異世界にいったったwwwww

あれ

出発にむけて

「それで大将よ。ご予定は?」




 モグラは鼻くそをほじっている。グリアは旋毛を掻き上げて苦い顔をした。後先考えない行動は常のことだが今回は事情が全く違う、憲兵に喧嘩を売り飛ばしたことに起因しているのだが……それはしょうがない事だ、と自分を納得させるグリアであった。


 「交渉する以前の話になったな。」




 横からウールドがいう。事実、目的の硝石は入手がほぼ困難となった。


 つまり、これからの出撃に命綱ナシで臨む格好となった訳である。それだけは避けたい懸念事項でもあった。




 馬車の床板と隣の樽を眺めながらウールドが口を開く。




 「――交渉はこのウールドがやる、というのはどうだろうか?」




 「どういう意味だ?」




 言いにくそうに言葉を續ける。




「……兵站補給はこのウールドが一手に担う。必ず火槍の安定した入手ルートを見つけて送る。まず、我らの商会倉庫にある在庫全てをグリアたちが輸送する……」




 「待てッ」言葉を切ったのはモグラだった。




 「なんだって、外様のこっちが危険地帯に放り投げられならなきゃイカンのだ!? 筋が違うだろ!!」


 珍しく声を荒らげた。其の為、暫しグリアの方が固まっていた。




 が、ウールドはそれに臆せず「貴殿の意見御尤もである。」


 「――しかし」と彼は言う。




 「しかし、2正面作戦という事もできまい。戦場にはもとより赴く。だが、補給ができなければ即刻死だ。避けがたいのはオレたち一派はどのみち座して待つだけでは死ぬ、が、貴殿らは違う。
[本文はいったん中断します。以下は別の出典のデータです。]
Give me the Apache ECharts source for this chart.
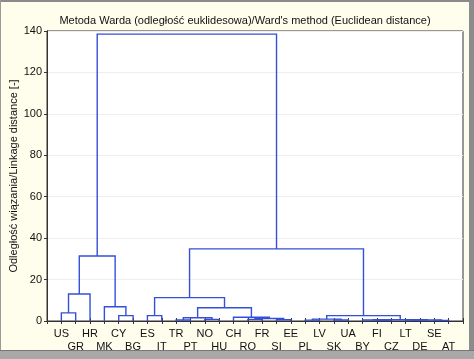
<!DOCTYPE html>
<html>
<head>
<meta charset="utf-8">
<script src="https://cdn.jsdelivr.net/npm/echarts@6/dist/echarts.min.js"></script>
<style>
html,body{margin:0;padding:0;background:#fffdec;}
#c{width:474px;height:359px;}
</style>
</head>
<body>
<div id="c"></div>
<script>
// Leaf order (left to right)
var leaves = ['US','GR','HR','MK','CY','BG','ES','IT','TR','PT','NO','HU','CH','RO','FR','SI','EE','PL','LV','SK','UA','BY','FI','CZ','LT','DE','SE','AT'];
// Merges: [left, right, linkage distance]; 'mN' refers to merge number N
var mergeLeft  = ['PL','SE','FI','LT','TR','SK','SI','m3','BY','RO','NO','m0','m8','m9','m4','CH','CY','ES','m11','US','m14','MK','m19','m17','m22','m23','m24'];
var mergeRight = ['LV','AT','CZ','DE','PT','UA','EE','m1','m2','FR','HU','m5','m7','m6','m10','m13','BG','IT','m12','GR','m15','m16','HR','m20','m21','m18','m25'];
var mergeHeight= [0.4, 0.3, 0.3, 0.4, 0.5, 0.5, 0.6, 0.5, 0.5, 0.8, 0.8, 0.9, 0.6, 1.2, 1.6, 1.8, 2.6, 2.6, 2.6, 3.9, 6.4, 6.9, 13.0, 11.3, 31.4, 34.8, 138.5];
var yTicks = [0,20,40,60,80,100,120,140];

var pos = {}, hgt = {};
leaves.forEach(function(n,i){ pos[n] = i+1; hgt[n] = 0; });
var links = [];
for (var k = 0; k < mergeLeft.length; k++) {
  var a = mergeLeft[k], b = mergeRight[k], h = mergeHeight[k];
  links.push([pos[a], hgt[a], pos[b], hgt[b], h]);
  pos['m'+k] = (pos[a] + pos[b]) / 2;
  hgt['m'+k] = h;
}

var chart = echarts.init(document.getElementById('c'), null, {renderer:'canvas'});
var font = 'Liberation Sans, Arial, sans-serif';
chart.setOption({
  backgroundColor: '#fffdec',
  animation: false,
  title: {
    text: 'Metoda Warda (odległość euklidesowa)/Ward\'s method (Euclidean distance)',
    left: 240, top: 10, textAlign: 'center',
    textStyle: {fontFamily: font, fontSize: 11, fontWeight: 'normal', color: '#111'}
  },
  grid: {left: 47, right: 11, top: 31, bottom: 38, containLabel: false, outerBoundsMode: 'none',
         show: true, backgroundColor: '#ffffff', borderColor: '#333', borderWidth: 1},
  xAxis: [{
    type: 'value', min: 0, max: 29, interval: 1, position: 'bottom',
    axisLine: {show: true, lineStyle: {color: '#333'}},
    axisTick: {show: true, inside: true, length: 3, lineStyle: {color: '#333'}},
    splitLine: {show: false},
    axisLabel: {
      fontFamily: font, fontSize: 11, color: '#111', margin: 6, lineHeight: 13,
      formatter: function(v){
        var i = Math.round(v) - 1;
        if (i < 0 || i >= leaves.length) return '';
        return (i % 2 === 1) ? '\n' + leaves[i] : leaves[i];
      }
    }
  },{
    type: 'value', min: 0, max: 29, interval: 1, position: 'top',
    axisLine: {show: true, lineStyle: {color: '#333'}},
    axisTick: {show: true, inside: true, length: 3, lineStyle: {color: '#333'}},
    axisLabel: {show: false}, splitLine: {show: false}
  }],
  yAxis: [{
    type: 'value', min: 0, max: 140, interval: 20, position: 'left',
    name: 'Odległość wiązania/Linkage distance [-]', nameLocation: 'middle', nameGap: 28,
    nameMoveOverlap: false,
    nameTextStyle: {fontFamily: font, fontSize: 11, color: '#111'},
    axisLine: {show: true, lineStyle: {color: '#333'}},
    axisTick: {show: true, inside: false, length: 3, lineStyle: {color: '#333'}},
    axisLabel: {fontFamily: font, fontSize: 11, color: '#111', margin: 5,
      formatter: function(v){ return yTicks.indexOf(v) >= 0 ? String(v) : ''; }},
    splitLine: {show: true, lineStyle: {color: '#eeeeee', width: 1}}
  },{
    type: 'value', min: 0, max: 140, interval: 20, position: 'right',
    axisLine: {show: true, lineStyle: {color: '#333'}},
    axisTick: {show: true, inside: true, length: 3, lineStyle: {color: '#333'}},
    axisLabel: {show: false}, splitLine: {show: false}
  }],
  series: [{
    type: 'custom',
    xAxisIndex: 0, yAxisIndex: 0,
    encode: {x: [0, 2], y: [1, 3, 4]},
    data: links,
    renderItem: function(params, api){
      var x1 = api.value(0), y1 = api.value(1), x2 = api.value(2), y2 = api.value(3), h = api.value(4);
      var pts = [api.coord([x1, y1]), api.coord([x1, h]), api.coord([x2, h]), api.coord([x2, y2])];
      return {type: 'polyline', shape: {points: pts}, style: {stroke: '#3450d6', lineWidth: 1.4, fill: null}};
    }
  }],
  graphic: [
    {type: 'rect', shape: {x: 0, y: 0, width: 474, height: 2}, style: {fill: '#8a8a8a'}, z: 100},
    {type: 'rect', shape: {x: 0, y: 0, width: 1, height: 359}, style: {fill: '#9a9a9a'}, z: 100},
    {type: 'rect', shape: {x: 469, y: 0, width: 5, height: 359}, style: {fill: '#8c8c8c'}, z: 100},
    {type: 'rect', shape: {x: 0, y: 350, width: 474, height: 9}, style: {fill: '#a8a8a8'}, z: 100},
    {type: 'rect', shape: {x: 0, y: 350, width: 474, height: 1}, style: {fill: '#777'}, z: 101}
  ]
});
</script>
</body>
</html>
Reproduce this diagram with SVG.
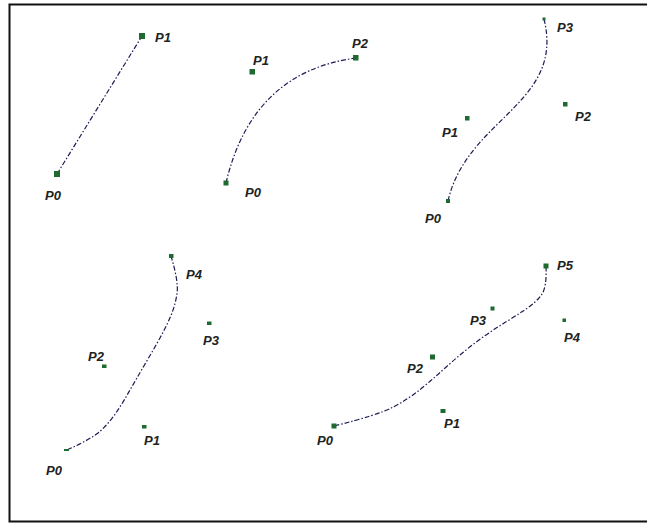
<svg xmlns="http://www.w3.org/2000/svg" width="647" height="524" viewBox="0 0 647 524">
<style>
.pt{fill:#1f6a30}
.lb{font-family:"Liberation Sans",Arial,sans-serif;font-size:13px;font-weight:bold;font-style:italic;fill:#222}
.cv{fill:none;stroke:#1c1c55;stroke-width:1.2;stroke-dasharray:5 2 1.5 2}
</style>
<rect width="647" height="524" fill="#fff"/>
<path d="M647,4.5 H9.5 V521.5 H647" fill="none" stroke="#111" stroke-width="2"/>
<g id="connectors">
<path class="cv" d="M57,174 L142,36"/>
<path class="cv" d="M226,183 Q252,72 356,58"/>
<path class="cv" d="M448,201 C467,118 565,104 544,19"/>
<path class="cv" d="M67,450 Q91.8,438.7 99.9,431.4 Q108,424.1 114.05,415.6 Q120.1,407.1 125.5,397.8 Q130.9,388.5 136.5,378.7 Q142.1,368.9 148.15,358.65 Q154.2,348.4 160.1,337.8 Q166,327.2 170.7,316.1 Q175.4,305 177.05,293.25 Q178.7,281.5 171,256"/>
<path class="cv" d="M334,426 Q378.3,415 393.3,407 Q408.3,399 419.9,389.65 Q431.5,380.3 441.95,370.8 Q452.4,361.3 463,352.5 Q473.6,343.7 484.65,335.95 Q495.7,328.2 506.5,321.6 Q517.3,315 526.55,308.7 Q535.8,302.4 541.4,295 Q547,287.6 546,266"/>
</g>
<g id="d1-p0"><rect class="pt" x="54" y="171" width="6" height="6"/><text class="lb" x="45" y="200">P0</text></g>
<g id="d1-p1"><rect class="pt" x="139" y="33" width="6" height="6"/><text class="lb" x="155" y="42">P1</text></g>
<g id="d2-p0"><rect class="pt" x="223.5" y="180.5" width="5" height="5"/><text class="lb" x="245" y="197">P0</text></g>
<g id="d2-p1"><rect class="pt" x="249.5" y="69" width="5.5" height="5.5"/><text class="lb" x="253" y="65">P1</text></g>
<g id="d2-p2"><rect class="pt" x="353" y="55" width="5.5" height="5.5"/><text class="lb" x="352" y="48">P2</text></g>
<g id="d3-p0"><rect class="pt" x="446" y="199" width="4" height="4"/><text class="lb" x="425" y="223">P0</text></g>
<g id="d3-p1"><rect class="pt" x="465" y="116" width="4.5" height="4.5"/><text class="lb" x="442" y="137">P1</text></g>
<g id="d3-p2"><rect class="pt" x="563" y="102" width="4.5" height="4.5"/><text class="lb" x="575" y="121">P2</text></g>
<g id="d3-p3"><rect class="pt" x="542.5" y="17.5" width="3" height="3"/><text class="lb" x="557" y="32">P3</text></g>
<g id="d4-p0"><rect class="pt" x="64" y="449" width="5" height="2"/><text class="lb" x="46" y="475">P0</text></g>
<g id="d4-p1"><rect class="pt" x="142" y="425" width="4.5" height="3.5"/><text class="lb" x="144" y="445">P1</text></g>
<g id="d4-p2"><rect class="pt" x="102" y="364.5" width="4.5" height="3.5"/><text class="lb" x="88" y="361">P2</text></g>
<g id="d4-p3"><rect class="pt" x="207" y="321.5" width="4.5" height="3.5"/><text class="lb" x="203" y="345">P3</text></g>
<g id="d4-p4"><rect class="pt" x="169" y="254" width="4.5" height="4"/><text class="lb" x="186" y="279">P4</text></g>
<g id="d5-p0"><rect class="pt" x="331.5" y="423.5" width="5" height="5"/><text class="lb" x="317" y="445">P0</text></g>
<g id="d5-p1"><rect class="pt" x="440.5" y="409" width="5" height="4"/><text class="lb" x="444" y="428">P1</text></g>
<g id="d5-p2"><rect class="pt" x="430" y="354.5" width="5" height="5"/><text class="lb" x="407" y="373">P2</text></g>
<g id="d5-p3"><rect class="pt" x="490.5" y="306.5" width="4" height="4"/><text class="lb" x="470" y="325">P3</text></g>
<g id="d5-p4"><rect class="pt" x="562.5" y="318.5" width="3.5" height="3.5"/><text class="lb" x="564" y="342">P4</text></g>
<g id="d5-p5"><rect class="pt" x="543.5" y="263.5" width="5" height="5"/><text class="lb" x="557" y="270">P5</text></g>
</svg>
だから拒否したければしてくれて構わない。」




 「偉そうに言いやがって!!」




「待て、モグラ」」




 声を低く、グリアは手綱を握りながら風に目を細める。






「その話、ぜひ引き受けよう。俺の精兵五〇〇が限度だがどうだ」




 その発言に思わず「エッ」とモグラが叫んだ。当然である、虎の子の五〇〇は言わば砦陥落でも生き残った猛者たちでグリアに個人忠誠を誓った兵士なのだ。その命はグリアの判断一つでどうにでもなるのだ。




 「すまない、今用意できる火槍の数は三〇〇が限度だ。それで全部だ。」




 「交渉はどれくらいかかる?」」


 「大体一二日、それだけあれば完璧だが……問題は輸送だ。簡単に輸送なんぞできない。」




グリアは大きな背中を丸めながら、


「いや、いい。お前に全てをかける。ただ、商会から兵士を連れて行ってもいいか? さすがに輸送で五〇〇はキツイ」




 ウールドの派閥の動員できる兵数、凡そ三〇〇である。合わせても千にも満たない。




 「やるしかないな。海運は誰に任せればいい?」




 ――いいやつがいるぞ、とモグラがひらめいた。




「グリア、お前に心酔したバカな船乗りの坊主がいる、あいつは中型の船舶の航海士もできるらしい。あの坊主にしよう。」




珍しくウールドが「まさか、そんな……」と狼狽を隠せずにいた。




 海運の船乗りの人身を掌握してい、また忠誠を誓っているのはウールド、その人だけだと思っていた。それは当然の心理的帰結ともいえた。






「分かった、交渉してみよう」




 しかし、表情を直しすぐさまウールドは仕事の事だけを考えた。






 2






 少年は高熱と汗にうなされていたが、早急な止血と、壮一からもらった医療器具でなんとか急場をしのいだ。しかし、体力が元からないため峠を越したとは言えない。安静にさせてやりたいのだが、馬車を直ぐに停止させることもできない。






 モグラは戦場での経験からそれなりの危機を乗り越えた自負がある、手際よく処置してゆく。血に染まった包帯からも分かる通り、血の色がどす黒い。このまま衰弱する可能性の方が高い。




「さて、どうしたもんかな。バザールまであとどれくらいか?」




運転手はウールドに変わっていた。


「あと30マリ(1マリ=6キロ)だ。」






微妙だな、と眉を顰める。それだけの時間、果たして妨害を超えながら治療ができるだろうか? まず、時間的に不可能だろう。






グリアは追手を避けての馬車の運転に疲れて横になっている。連日の心労(交渉の用意、及びガーナッシュ本国の謁見など)が積み重なったようだった。「さて、困りましたな」と嘆息したモグラは夕日を浴びた大地を後部からみた。